▸ WHAT YOU HAVE TO DO
Each line that holds the word "this" counts once; give the total for the records below and nothing else.

▸ RECORDED INFORMATION

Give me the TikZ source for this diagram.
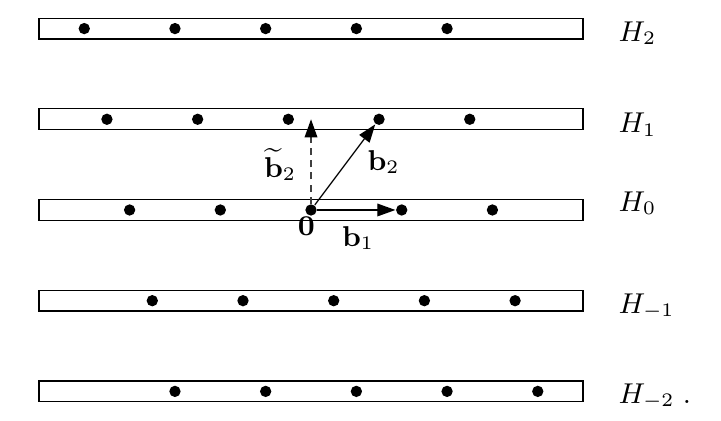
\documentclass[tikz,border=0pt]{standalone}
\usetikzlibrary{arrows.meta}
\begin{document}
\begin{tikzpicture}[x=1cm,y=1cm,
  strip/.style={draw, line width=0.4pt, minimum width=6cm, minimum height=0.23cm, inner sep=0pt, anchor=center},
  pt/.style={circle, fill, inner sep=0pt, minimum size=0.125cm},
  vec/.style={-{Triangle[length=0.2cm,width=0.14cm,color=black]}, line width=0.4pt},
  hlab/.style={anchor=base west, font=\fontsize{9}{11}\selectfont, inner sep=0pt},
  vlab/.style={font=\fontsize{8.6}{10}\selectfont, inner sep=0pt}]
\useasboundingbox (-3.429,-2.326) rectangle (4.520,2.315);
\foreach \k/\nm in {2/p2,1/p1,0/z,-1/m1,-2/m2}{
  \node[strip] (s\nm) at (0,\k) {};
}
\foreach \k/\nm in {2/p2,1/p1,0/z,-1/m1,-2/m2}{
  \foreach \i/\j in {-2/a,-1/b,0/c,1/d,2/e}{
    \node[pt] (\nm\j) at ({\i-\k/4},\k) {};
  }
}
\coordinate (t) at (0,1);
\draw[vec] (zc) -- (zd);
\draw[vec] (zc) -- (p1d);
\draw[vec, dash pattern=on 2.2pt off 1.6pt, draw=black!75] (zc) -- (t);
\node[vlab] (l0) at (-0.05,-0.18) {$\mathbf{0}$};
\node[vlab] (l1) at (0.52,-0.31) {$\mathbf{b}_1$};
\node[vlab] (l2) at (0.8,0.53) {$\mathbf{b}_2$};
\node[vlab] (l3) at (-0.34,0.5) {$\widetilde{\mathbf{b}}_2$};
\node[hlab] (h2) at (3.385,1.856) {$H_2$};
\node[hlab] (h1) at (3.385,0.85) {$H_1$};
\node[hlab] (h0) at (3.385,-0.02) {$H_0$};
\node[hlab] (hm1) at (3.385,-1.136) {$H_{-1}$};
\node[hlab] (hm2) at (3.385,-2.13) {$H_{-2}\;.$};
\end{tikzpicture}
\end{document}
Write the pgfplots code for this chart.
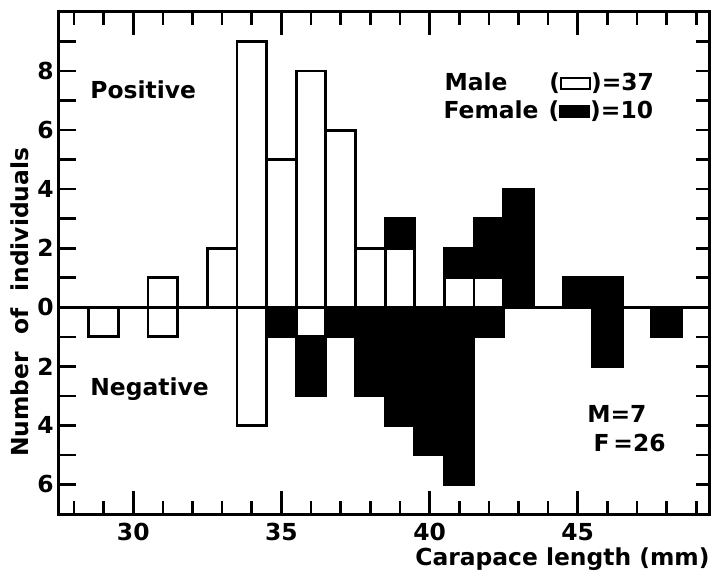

▸ SOLUTION BELOW
2